WHAT THE TASK ASKS
Single out the lines that include the word "LaTeX". Copy them.

THE INPUT
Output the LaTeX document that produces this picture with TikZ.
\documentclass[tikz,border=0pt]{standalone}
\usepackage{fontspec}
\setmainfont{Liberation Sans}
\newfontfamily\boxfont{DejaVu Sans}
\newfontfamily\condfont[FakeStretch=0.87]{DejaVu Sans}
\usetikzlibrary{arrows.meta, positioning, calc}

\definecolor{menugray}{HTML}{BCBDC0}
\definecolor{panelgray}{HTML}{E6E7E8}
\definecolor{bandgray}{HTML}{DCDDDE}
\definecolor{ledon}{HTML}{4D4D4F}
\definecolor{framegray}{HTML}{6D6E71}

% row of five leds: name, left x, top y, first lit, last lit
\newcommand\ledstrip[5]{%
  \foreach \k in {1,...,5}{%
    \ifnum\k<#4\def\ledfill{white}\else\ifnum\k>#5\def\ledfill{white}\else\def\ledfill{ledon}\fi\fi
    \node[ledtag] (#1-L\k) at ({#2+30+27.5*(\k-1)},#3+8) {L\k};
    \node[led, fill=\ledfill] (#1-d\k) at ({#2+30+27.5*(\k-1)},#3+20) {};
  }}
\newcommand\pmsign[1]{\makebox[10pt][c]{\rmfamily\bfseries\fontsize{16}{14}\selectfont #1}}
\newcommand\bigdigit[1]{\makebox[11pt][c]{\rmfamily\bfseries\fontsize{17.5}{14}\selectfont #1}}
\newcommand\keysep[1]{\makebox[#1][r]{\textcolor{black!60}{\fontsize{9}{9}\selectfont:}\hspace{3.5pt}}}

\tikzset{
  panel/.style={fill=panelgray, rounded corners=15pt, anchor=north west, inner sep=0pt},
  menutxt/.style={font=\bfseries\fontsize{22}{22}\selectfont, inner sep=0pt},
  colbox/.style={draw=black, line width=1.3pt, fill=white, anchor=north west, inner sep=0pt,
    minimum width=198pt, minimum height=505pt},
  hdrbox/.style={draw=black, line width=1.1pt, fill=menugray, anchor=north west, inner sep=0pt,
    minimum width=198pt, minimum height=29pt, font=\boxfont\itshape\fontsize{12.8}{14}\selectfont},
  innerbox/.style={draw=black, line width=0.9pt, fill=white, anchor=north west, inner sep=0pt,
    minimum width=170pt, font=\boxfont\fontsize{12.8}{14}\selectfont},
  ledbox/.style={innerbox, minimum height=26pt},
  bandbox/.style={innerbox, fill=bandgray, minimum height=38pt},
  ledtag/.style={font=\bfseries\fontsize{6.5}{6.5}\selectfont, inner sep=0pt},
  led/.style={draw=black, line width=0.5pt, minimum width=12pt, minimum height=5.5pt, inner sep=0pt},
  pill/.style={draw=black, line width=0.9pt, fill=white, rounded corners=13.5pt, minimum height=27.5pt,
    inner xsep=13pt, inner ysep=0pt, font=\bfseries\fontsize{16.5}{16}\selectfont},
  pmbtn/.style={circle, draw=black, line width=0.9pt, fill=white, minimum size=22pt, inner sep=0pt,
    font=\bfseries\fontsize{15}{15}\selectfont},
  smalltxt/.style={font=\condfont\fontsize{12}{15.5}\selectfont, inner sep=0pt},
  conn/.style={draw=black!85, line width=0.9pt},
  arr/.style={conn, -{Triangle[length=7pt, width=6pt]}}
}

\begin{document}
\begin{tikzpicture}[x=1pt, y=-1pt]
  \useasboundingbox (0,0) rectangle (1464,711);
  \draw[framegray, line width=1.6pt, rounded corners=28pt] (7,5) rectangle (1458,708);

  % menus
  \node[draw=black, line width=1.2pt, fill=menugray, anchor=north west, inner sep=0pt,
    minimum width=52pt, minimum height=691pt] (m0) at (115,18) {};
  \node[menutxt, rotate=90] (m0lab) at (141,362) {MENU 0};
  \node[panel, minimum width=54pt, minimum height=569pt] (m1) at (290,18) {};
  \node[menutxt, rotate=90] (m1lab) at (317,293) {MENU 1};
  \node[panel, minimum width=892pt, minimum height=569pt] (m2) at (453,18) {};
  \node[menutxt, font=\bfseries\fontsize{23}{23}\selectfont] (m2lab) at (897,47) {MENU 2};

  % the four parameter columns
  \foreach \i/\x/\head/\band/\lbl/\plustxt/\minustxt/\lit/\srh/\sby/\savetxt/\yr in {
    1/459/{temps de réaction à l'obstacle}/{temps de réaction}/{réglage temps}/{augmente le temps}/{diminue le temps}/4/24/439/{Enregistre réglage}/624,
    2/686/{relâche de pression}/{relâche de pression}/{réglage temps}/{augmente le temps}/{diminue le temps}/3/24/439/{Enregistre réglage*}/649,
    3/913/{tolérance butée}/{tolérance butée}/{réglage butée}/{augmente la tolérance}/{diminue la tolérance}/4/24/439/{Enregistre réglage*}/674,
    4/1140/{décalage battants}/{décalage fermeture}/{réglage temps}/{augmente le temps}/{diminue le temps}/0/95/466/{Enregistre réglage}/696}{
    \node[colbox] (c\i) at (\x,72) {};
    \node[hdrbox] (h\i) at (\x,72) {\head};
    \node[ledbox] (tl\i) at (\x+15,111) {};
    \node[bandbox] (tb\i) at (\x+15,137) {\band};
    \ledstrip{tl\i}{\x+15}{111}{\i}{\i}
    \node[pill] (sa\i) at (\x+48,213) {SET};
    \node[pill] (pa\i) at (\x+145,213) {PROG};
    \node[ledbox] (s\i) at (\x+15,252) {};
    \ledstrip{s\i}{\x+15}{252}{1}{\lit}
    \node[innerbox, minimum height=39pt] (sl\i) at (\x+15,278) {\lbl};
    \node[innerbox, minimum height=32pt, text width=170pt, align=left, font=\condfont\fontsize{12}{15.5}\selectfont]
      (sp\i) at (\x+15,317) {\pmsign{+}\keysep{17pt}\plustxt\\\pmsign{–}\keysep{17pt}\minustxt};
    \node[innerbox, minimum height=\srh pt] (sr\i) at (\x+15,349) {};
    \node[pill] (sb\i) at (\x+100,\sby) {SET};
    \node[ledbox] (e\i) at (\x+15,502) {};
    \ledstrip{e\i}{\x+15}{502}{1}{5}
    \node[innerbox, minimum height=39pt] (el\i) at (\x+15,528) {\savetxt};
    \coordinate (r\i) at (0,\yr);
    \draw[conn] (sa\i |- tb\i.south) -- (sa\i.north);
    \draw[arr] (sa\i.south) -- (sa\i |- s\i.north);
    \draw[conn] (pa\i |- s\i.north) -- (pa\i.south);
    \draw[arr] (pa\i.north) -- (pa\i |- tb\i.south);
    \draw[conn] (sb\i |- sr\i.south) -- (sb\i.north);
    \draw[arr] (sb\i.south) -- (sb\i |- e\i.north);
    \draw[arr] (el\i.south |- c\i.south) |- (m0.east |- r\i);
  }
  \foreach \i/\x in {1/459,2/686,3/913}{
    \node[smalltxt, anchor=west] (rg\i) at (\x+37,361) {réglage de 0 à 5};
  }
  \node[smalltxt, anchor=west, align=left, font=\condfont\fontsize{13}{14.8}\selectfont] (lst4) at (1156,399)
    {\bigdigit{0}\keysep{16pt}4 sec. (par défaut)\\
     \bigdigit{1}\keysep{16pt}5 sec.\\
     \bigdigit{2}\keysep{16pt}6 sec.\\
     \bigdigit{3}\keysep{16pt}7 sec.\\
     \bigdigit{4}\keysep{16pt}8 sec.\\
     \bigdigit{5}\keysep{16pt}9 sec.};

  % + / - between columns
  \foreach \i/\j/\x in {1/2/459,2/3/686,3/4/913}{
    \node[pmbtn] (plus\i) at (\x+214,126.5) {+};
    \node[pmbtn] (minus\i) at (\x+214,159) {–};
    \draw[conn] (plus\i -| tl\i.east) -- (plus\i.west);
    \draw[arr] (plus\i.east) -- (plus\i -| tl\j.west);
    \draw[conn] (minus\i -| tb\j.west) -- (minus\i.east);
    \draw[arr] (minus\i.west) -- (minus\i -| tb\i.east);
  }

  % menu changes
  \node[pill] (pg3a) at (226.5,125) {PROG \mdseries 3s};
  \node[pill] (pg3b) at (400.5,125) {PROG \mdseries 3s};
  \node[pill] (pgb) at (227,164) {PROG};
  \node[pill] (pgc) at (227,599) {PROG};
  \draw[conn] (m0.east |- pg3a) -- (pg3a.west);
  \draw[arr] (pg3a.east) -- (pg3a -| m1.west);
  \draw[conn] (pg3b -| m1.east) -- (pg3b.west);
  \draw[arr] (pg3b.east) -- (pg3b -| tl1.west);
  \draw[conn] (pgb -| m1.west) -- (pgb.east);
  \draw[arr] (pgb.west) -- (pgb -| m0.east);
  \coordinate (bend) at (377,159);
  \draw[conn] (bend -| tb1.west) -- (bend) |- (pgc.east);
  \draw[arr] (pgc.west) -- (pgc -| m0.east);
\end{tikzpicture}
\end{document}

* * *

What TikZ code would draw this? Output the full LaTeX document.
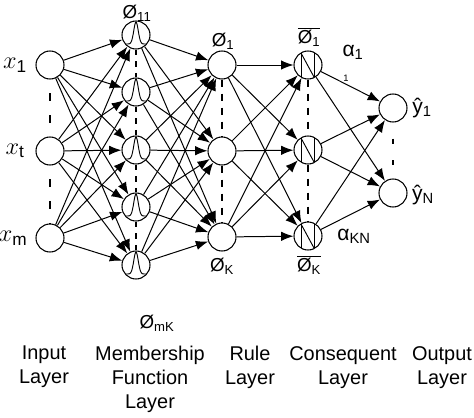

REPLY
Output the LaTeX document that produces this picture with TikZ.
What TikZ code would draw this? Output the full LaTeX document.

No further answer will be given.